Summary:
Mineralization within the Cerro San Pedro district fits within two general classes of deposit types: 1) intrusion-hosted stockwork and/or disseminated sulphides/oxides within the San Pedro porphyry, and 2) carbonate replacement deposits (CRD) containing oxides and manto-style sulphides within the adjacent limestone.
Typically, the replacement mineralization within the limestone at CSP has one of the following geometries:
• tabular shaped at the porphyry–limestone contact • tabular to elongate fault-controlled veins and breccias
• circular to ovate, shallow to steeply raking breccia pipes/stockwork alteration zones.

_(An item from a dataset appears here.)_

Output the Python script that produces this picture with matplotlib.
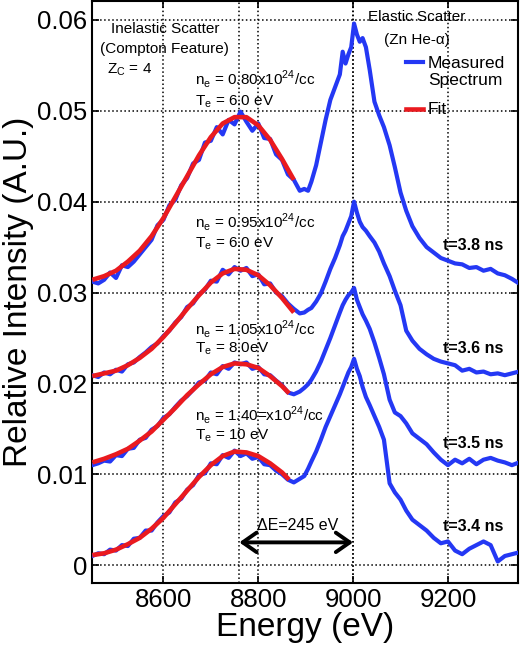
# Compton / elastic scattering spectra with fits
import matplotlib
matplotlib.use('Agg')
import matplotlib.pyplot as plt

plt.rcParams['font.family'] = ['Liberation Sans', 'DejaVu Sans']
plt.rcParams['mathtext.fontset'] = 'custom'
plt.rcParams['mathtext.rm'] = 'Liberation Sans'

# energy axis of the measured spectra (eV)
e_meas = [8450, 8462.5, 8475, 8487.5, 8500, 8512.5, 8525, 8537.5, 8550, 8562.5,
          8575, 8587.5, 8600, 8612.5, 8625, 8637.5, 8650, 8662.5, 8675, 8687.5,
          8700, 8712.5, 8725, 8737.5, 8750, 8762.5, 8775, 8787.5, 8800, 8812.5,
          8825, 8837.5, 8850, 8862.5, 8875, 8887.5,
          8897, 8905, 8912, 8922, 8932, 8942, 8952, 8962, 8972, 8978,
          8984, 8990, 8996, 9002, 9008, 9014, 9020, 9027, 9035, 9045,
          9055, 9065, 9077, 9088, 9100, 9112, 9125, 9140, 9155, 9170,
          9185, 9200, 9215, 9230, 9245, 9260, 9275, 9290, 9305, 9320,
          9335, 9350]

# measured spectra (t=3.8, 3.6, 3.5, 3.4 ns)
meas_38 = [0.0312, 0.0310, 0.0314, 0.0322, 0.0316, 0.0330, 0.0328, 0.0334, 0.0342, 0.0350,
           0.0358, 0.0374, 0.0380, 0.0396, 0.0402, 0.0418, 0.0426, 0.0442, 0.0446, 0.0465,
           0.0467, 0.0482, 0.0474, 0.0490, 0.0485, 0.0499, 0.0488, 0.0478, 0.0486, 0.0470,
           0.0469, 0.0452, 0.0446, 0.0430, 0.0424, 0.0412,
           0.0414, 0.0412, 0.0422, 0.0440, 0.0465, 0.0490, 0.0512, 0.0526, 0.0540, 0.0565,
           0.0552, 0.0562, 0.0570, 0.0596, 0.0584, 0.0576, 0.0580, 0.0570, 0.0545, 0.0510,
           0.0495, 0.0482, 0.0462, 0.0438, 0.0410, 0.0390, 0.0373, 0.0360, 0.0350, 0.0344,
           0.0338, 0.0335, 0.0332, 0.0331, 0.0327, 0.0328, 0.0324, 0.0326, 0.0321, 0.0319,
           0.0315, 0.0310]
meas_36 = [0.0209, 0.0207, 0.0212, 0.0210, 0.0215, 0.0213, 0.0221, 0.0223, 0.0229, 0.0234,
           0.0240, 0.0244, 0.0252, 0.0258, 0.0267, 0.0273, 0.0284, 0.0288, 0.0298, 0.0303,
           0.0313, 0.0312, 0.0325, 0.0320, 0.0328, 0.0324, 0.0327, 0.0318, 0.0320, 0.0309,
           0.0310, 0.0300, 0.0296, 0.0288, 0.0282, 0.0277,
           0.0278, 0.0281, 0.0283, 0.0290, 0.0299, 0.0312, 0.0326, 0.0338, 0.0352, 0.0362,
           0.0368, 0.0376, 0.0384, 0.0400, 0.0388, 0.0378, 0.0372, 0.0368, 0.0362, 0.0355,
           0.0345, 0.0332, 0.0318, 0.0302, 0.0286, 0.0258, 0.0247, 0.0238, 0.0232, 0.0227,
           0.0224, 0.0222, 0.0220, 0.0214, 0.0216, 0.0212, 0.0213, 0.0210, 0.0211, 0.0209,
           0.0211, 0.0213]
meas_35 = [0.0110, 0.0112, 0.0115, 0.0114, 0.0121, 0.0120, 0.0128, 0.0129, 0.0138, 0.0140,
           0.0149, 0.0153, 0.0162, 0.0166, 0.0174, 0.0181, 0.0186, 0.0193, 0.0201, 0.0203,
           0.0212, 0.0210, 0.0219, 0.0216, 0.0223, 0.0221, 0.0223, 0.0216, 0.0218, 0.0210,
           0.0209, 0.0203, 0.0198, 0.0190, 0.0188, 0.0191,
           0.0195, 0.0199, 0.0204, 0.0213, 0.0224, 0.0237, 0.0250, 0.0264, 0.0278, 0.0286,
           0.0292, 0.0297, 0.0300, 0.0305, 0.0292, 0.0284, 0.0276, 0.0269, 0.0260, 0.0245,
           0.0228, 0.0210, 0.0182, 0.0168, 0.0164, 0.0156, 0.0145, 0.0139, 0.0133, 0.0124,
           0.0116, 0.0110, 0.0116, 0.0112, 0.0117, 0.0111, 0.0116, 0.0118, 0.0115, 0.0113,
           0.0110, 0.0113]
meas_34 = [0.0010, 0.0013, 0.0012, 0.0017, 0.0016, 0.0022, 0.0021, 0.0029, 0.0030, 0.0038,
           0.0038, 0.0047, 0.0054, 0.0058, 0.0069, 0.0073, 0.0083, 0.0088, 0.0099, 0.0101,
           0.0112, 0.0111, 0.0121, 0.0118, 0.0126, 0.0120, 0.0123, 0.0117, 0.0119, 0.0111,
           0.0110, 0.0104, 0.0100, 0.0094, 0.0091, 0.0095,
           0.0098, 0.0106, 0.0114, 0.0125, 0.0138, 0.0152, 0.0164, 0.0176, 0.0188, 0.0196,
           0.0204, 0.0212, 0.0218, 0.0227, 0.0216, 0.0208, 0.0196, 0.0185, 0.0176, 0.0164,
           0.0152, 0.0138, 0.0090, 0.0080, 0.0072, 0.0060, 0.0050, 0.0044, 0.0038, 0.0030,
           0.0024, 0.0026, 0.0016, 0.0012, 0.0018, 0.0022, 0.0026, 0.0022, 0.0004, 0.0010,
           0.0012, 0.0014]

# fits to the Compton feature
fit_e_a = [8450, 8475, 8500, 8525, 8550, 8575, 8600, 8625, 8650, 8675,
           8700, 8725, 8750, 8775, 8800, 8825, 8850, 8875]
fit_e_b = [8450, 8475, 8500, 8525, 8550, 8575, 8600, 8625, 8650, 8675,
           8700, 8725, 8750, 8775, 8800, 8825, 8850, 8865]
fit_38 = [0.0314, 0.0318, 0.0324, 0.0334, 0.0346, 0.0362, 0.0382, 0.0405, 0.0428, 0.0451,
          0.0471, 0.0486, 0.0493, 0.0493, 0.0484, 0.0468, 0.0447, 0.0424]
fit_36 = [0.0208, 0.0211, 0.0214, 0.0220, 0.0228, 0.0238, 0.0251, 0.0266, 0.0282, 0.0297,
          0.0311, 0.0321, 0.0326, 0.0325, 0.0319, 0.0308, 0.0294, 0.0278]
fit_35 = [0.0113, 0.0117, 0.0122, 0.0128, 0.0137, 0.0147, 0.0160, 0.0173, 0.0187, 0.0199,
          0.0210, 0.0218, 0.0222, 0.0221, 0.0217, 0.0208, 0.0197, 0.0189]
fit_34 = [0.0011, 0.0013, 0.0017, 0.0023, 0.0030, 0.0040, 0.0052, 0.0067, 0.0082, 0.0097,
          0.0110, 0.0120, 0.0125, 0.0124, 0.0120, 0.0112, 0.0102, 0.0094]

spectra = [meas_38, meas_36, meas_35, meas_34]
fits = [(fit_e_a, fit_38), (fit_e_a, fit_36), (fit_e_b, fit_35), (fit_e_b, fit_34)]
times = ['t=3.8 ns', 't=3.6 ns', 't=3.5 ns', 't=3.4 ns']
time_y = [0.0352, 0.0238, 0.0134, 0.0043]
ne_vals = ['0.80x10', '0.95x10', '1.05x10', '1.40=x10']
te_vals = ['6.0 eV', '6.0 eV', '8.0eV', '10 eV']
label_y = [(0.0535, 0.0510), (0.0378, 0.0354), (0.0260, 0.0238), (0.0165, 0.0143)]

compton_peak = 8760
elastic_peak = 9000

xticks = [8600, 8800, 9000, 9200]
yticks = [0, 0.01, 0.02, 0.03, 0.04, 0.05, 0.06]
ytick_labels = ['0', '0.01', '0.02', '0.03', '0.04', '0.05', '0.06']

blue = '#2438f4'
red = '#ea1a1f'

fig = plt.figure(figsize=(5.2, 6.49), dpi=100)
ax = fig.add_axes([0.1775, 0.1017, 0.818, 0.897])

for i in range(4):
    ax.plot(e_meas, spectra[i], color=blue, lw=3.0, solid_joinstyle='round', zorder=3)
    ax.plot(fits[i][0], fits[i][1], color=red, lw=3.3, solid_capstyle='butt', zorder=4)
    ax.text(9190, time_y[i], times[i], fontsize=11.5, fontweight='bold', va='center')
    ax.text(8667, label_y[i][0], 'n$_\\mathregular{e}$ = ' + ne_vals[i] + '$^\\mathregular{24}$/cc',
            fontsize=11, va='center')
    ax.text(8667, label_y[i][1], 'T$_\\mathregular{e}$ = ' + te_vals[i], fontsize=11, va='center')

ax.axvline(compton_peak, color='k', ls=':', lw=1.1, zorder=1)
ax.axvline(elastic_peak, color='k', ls=':', lw=1.1, zorder=1)

# delta E arrow
ax.annotate('', xy=(elastic_peak, 0.0025), xytext=(compton_peak, 0.0025),
            arrowprops=dict(arrowstyle='<->,head_length=0.5,head_width=0.35', color='k',
                            lw=2.8, mutation_scale=20, shrinkA=0, shrinkB=0))
ax.text((compton_peak + elastic_peak) / 2 + 3, 0.0044, '\u0394E=245 eV', fontsize=11.5,
        ha='center', va='center')

ax.text(8603, 0.0590, 'Inelastic Scatter', fontsize=11, ha='center', va='center')
ax.text(8603, 0.0568, '(Compton Feature)', fontsize=11, ha='center', va='center')
ax.text(8481, 0.0545, 'Z$_\\mathregular{C}$ = 4', fontsize=11, ha='left', va='center')
ax.text(9134, 0.0603, 'Elastic Scatter', fontsize=11, ha='center', va='center')
ax.text(9134, 0.0578, '(Zn He-\u03b1)', fontsize=11, ha='center', va='center')

# legend keys
ax.plot([0.738, 0.778], [0.895, 0.895], color=blue, lw=3.0, transform=ax.transAxes)
ax.plot([0.738, 0.778], [0.814, 0.814], color=red, lw=3.3, transform=ax.transAxes)
ax.text(0.789, 0.878, 'Measured\nSpectrum', fontsize=12.5, va='center', ha='left',
        transform=ax.transAxes, linespacing=1.2)
ax.text(0.789, 0.814, 'Fit', fontsize=12.5, va='center', ha='left', transform=ax.transAxes)

ax.set_xlim(8450, 9347)
ax.set_ylim(-0.00197, 0.0621)
ax.set_xticks(xticks)
ax.set_yticks(yticks)
ax.set_yticklabels(ytick_labels)
ax.tick_params(direction='in', length=5, width=1.2, labelsize=18.5, top=True, right=True)
ax.grid(True, color='k', ls=':', lw=1.1)
for s in ax.spines.values():
    s.set_linewidth(1.5)
ax.set_xlabel('Energy (eV)', fontsize=24, labelpad=0)
ax.set_ylabel('Relative Intensity (A.U.)', fontsize=24, labelpad=2)

plt.savefig('out.png', dpi=100)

The mineralization at Cerro San Pedro has two principal forms: 1) gold and silver within iron oxide minerals, and 2) gold, silver, zinc, and lead (plus minor, locally occurring copper) within sulphides. Both styles of mineralization are hosted within a well-developed system of crosscutting fractures (stockwork) in the San Pedro porphyry and along faults and fractures that extend into the surrounding limestone country rock. In addition, secondary oxide-hosted gold and silver mineralization is present in the nearsurface parts of the Cerro San Pedro district. Here, surficial weathering and oxidation has removed zinc, lead and copper from pre-existing primary sulphide minerals. The majority of the current mineral resources and reserves are contained within the gold and silver bearing oxide portion of the Cerro San Pedro deposit. Although no mineral resources or reserves have been defined for the deeper sulphide-rich portion of the deposit, gold, silver, zinc, lead, and minor amounts of copper were mined from highgrade sulphide deposits along the contact of the San Pedro porphyry and limestone country rocks.

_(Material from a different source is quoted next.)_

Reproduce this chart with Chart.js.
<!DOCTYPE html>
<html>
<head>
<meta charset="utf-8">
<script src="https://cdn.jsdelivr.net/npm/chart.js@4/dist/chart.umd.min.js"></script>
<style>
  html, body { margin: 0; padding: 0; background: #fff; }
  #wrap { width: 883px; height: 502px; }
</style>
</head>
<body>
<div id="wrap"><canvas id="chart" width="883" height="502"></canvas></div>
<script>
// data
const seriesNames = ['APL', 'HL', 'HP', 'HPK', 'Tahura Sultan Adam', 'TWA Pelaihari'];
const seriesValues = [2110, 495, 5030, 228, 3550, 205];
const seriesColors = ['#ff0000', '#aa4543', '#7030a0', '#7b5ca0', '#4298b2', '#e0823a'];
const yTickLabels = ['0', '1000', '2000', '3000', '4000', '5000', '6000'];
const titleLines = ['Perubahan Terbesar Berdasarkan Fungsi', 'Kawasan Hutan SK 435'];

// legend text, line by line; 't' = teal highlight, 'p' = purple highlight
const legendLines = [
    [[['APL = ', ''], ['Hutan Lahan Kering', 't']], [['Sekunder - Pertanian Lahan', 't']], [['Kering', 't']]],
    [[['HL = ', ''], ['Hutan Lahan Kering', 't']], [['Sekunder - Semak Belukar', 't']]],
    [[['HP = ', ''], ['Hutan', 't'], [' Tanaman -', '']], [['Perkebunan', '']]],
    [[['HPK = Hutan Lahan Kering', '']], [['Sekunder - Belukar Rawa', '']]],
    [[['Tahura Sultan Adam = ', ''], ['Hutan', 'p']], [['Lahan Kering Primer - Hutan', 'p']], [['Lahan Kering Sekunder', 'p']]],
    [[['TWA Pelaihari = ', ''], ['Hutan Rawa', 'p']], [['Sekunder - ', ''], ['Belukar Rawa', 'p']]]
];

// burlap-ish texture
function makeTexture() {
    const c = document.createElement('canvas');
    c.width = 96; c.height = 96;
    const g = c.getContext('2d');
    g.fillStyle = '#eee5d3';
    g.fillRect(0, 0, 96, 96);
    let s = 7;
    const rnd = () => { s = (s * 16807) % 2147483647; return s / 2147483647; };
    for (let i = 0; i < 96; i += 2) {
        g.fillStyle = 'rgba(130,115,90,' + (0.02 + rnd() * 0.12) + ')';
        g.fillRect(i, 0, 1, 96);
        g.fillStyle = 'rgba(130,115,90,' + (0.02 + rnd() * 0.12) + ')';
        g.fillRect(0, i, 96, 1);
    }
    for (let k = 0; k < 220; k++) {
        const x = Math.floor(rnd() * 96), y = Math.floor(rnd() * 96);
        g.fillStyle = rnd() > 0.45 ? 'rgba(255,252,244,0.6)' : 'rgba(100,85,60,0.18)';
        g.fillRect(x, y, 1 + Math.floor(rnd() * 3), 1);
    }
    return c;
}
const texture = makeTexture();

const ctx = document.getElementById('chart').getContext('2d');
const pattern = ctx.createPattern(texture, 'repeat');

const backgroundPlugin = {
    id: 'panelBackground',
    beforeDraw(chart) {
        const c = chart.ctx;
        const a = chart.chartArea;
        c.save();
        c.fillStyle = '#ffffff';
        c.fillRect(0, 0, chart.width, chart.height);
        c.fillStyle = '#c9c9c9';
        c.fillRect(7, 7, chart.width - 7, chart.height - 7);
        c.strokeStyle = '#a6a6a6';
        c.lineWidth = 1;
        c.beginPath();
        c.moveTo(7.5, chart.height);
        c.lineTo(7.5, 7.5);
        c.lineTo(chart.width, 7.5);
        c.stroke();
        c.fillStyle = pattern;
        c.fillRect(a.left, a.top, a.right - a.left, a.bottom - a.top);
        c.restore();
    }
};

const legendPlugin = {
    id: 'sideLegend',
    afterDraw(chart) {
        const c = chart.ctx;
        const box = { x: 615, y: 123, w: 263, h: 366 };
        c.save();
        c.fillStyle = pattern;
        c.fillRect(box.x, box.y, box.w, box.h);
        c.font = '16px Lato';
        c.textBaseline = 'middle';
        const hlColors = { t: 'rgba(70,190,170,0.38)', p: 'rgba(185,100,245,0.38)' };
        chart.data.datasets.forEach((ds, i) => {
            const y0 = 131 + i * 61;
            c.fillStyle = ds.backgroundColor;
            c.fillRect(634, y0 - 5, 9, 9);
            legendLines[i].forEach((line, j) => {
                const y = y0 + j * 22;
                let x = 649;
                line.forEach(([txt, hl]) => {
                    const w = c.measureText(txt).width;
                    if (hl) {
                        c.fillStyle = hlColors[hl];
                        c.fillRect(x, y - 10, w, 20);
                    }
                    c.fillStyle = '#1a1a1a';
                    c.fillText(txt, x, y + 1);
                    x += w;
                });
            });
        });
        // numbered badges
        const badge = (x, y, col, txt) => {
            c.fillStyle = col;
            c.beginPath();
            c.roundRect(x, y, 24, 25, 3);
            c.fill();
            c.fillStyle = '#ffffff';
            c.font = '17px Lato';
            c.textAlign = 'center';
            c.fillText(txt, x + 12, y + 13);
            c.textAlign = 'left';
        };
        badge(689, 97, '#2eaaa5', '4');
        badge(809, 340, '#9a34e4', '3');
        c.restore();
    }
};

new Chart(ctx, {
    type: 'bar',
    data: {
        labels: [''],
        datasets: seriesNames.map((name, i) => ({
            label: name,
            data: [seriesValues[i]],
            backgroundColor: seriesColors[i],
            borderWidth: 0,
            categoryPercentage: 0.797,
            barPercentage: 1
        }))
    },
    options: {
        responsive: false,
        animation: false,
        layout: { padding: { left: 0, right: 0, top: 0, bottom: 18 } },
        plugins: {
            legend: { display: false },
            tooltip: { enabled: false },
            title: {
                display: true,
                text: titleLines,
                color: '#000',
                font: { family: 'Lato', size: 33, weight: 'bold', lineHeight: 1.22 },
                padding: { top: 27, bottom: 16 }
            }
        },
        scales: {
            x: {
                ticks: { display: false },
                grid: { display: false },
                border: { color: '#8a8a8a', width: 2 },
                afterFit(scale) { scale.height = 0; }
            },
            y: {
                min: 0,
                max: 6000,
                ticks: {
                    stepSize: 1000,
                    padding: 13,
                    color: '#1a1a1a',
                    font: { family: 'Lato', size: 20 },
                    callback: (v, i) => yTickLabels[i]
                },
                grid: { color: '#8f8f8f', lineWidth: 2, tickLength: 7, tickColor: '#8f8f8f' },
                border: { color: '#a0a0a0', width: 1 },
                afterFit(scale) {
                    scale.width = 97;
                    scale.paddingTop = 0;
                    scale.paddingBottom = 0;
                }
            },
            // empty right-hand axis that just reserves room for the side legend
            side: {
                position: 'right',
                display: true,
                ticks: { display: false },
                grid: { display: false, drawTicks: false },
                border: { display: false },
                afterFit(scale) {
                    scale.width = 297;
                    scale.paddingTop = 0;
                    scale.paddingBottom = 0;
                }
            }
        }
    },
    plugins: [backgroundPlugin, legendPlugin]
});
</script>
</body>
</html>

Sulphide-dominated mineralization at CSP occurs in two modes: 1) low-grade porphyry-hosted stockwork and disseminated sulphides, and 2) high-grade polymetallic semi-massive to massive sulphide mantos replacing the adjacent limestones. The dominant sulphide minerals are pyrite, sphalerite, and galena.
Secondary (supergene) gold-silver mineralization in the limestones occurs within an assemblage of vuggy goethite + jarosite + hematite and manganese oxides. These minerals are associated with lead and/or zinc oxides and carbonates, secondary calcite, gypsum and anhydrite as well as other minerals commonly associated with oxidized carbonate replacement sulphide systems. Within the underlying San Pedro porphyry, secondary gold-silver oxide mineralization occurs within an assemblage of supergene goethite + jarosite + hematite and late alunite-kaolinite alteration that has been superimposed on earlier sericitic and propylitic alteration assemblages (Winterbourne, 1999; Petersen et al., 2001). Within the oxidized zone in both the limestones and porphyry, gold and silver typically occur independently as discrete, micron-sized, native grains (Victoria, 1990), a favourable characteristic for cyanide heap-leach extraction
methods.
Primary (hypogene) mineralization in the limestones is typified by semi-massive to massive sulphide replacement bodies consisting of pyrite + pyrrhotite, sphalerite and galena, with minor chalcopyrite. Wallrock alteration is characterized by decarbonatization (“sanding”) of the limestones and local remobilization of carbon proximal to carbonaceous sections of La Peña limestones. Porphyry-hosted sulphide mineralization is characterized by one to seven volume percent pyrite + sphalerite stockwork veinlets and disseminations, with local trace amounts of galena, chalcopyrite, tetrahedrite and arsenopyrite. Gold occurs as micron-sized blebs contained exclusively within pyrite grains; no gold has been observed in association with accessory arsenopyrite or other sulphides. Silver occurs primarily as either acanthite or argentite, but is locally observed as a minor admixture in native gold grains (Victoria, 1990).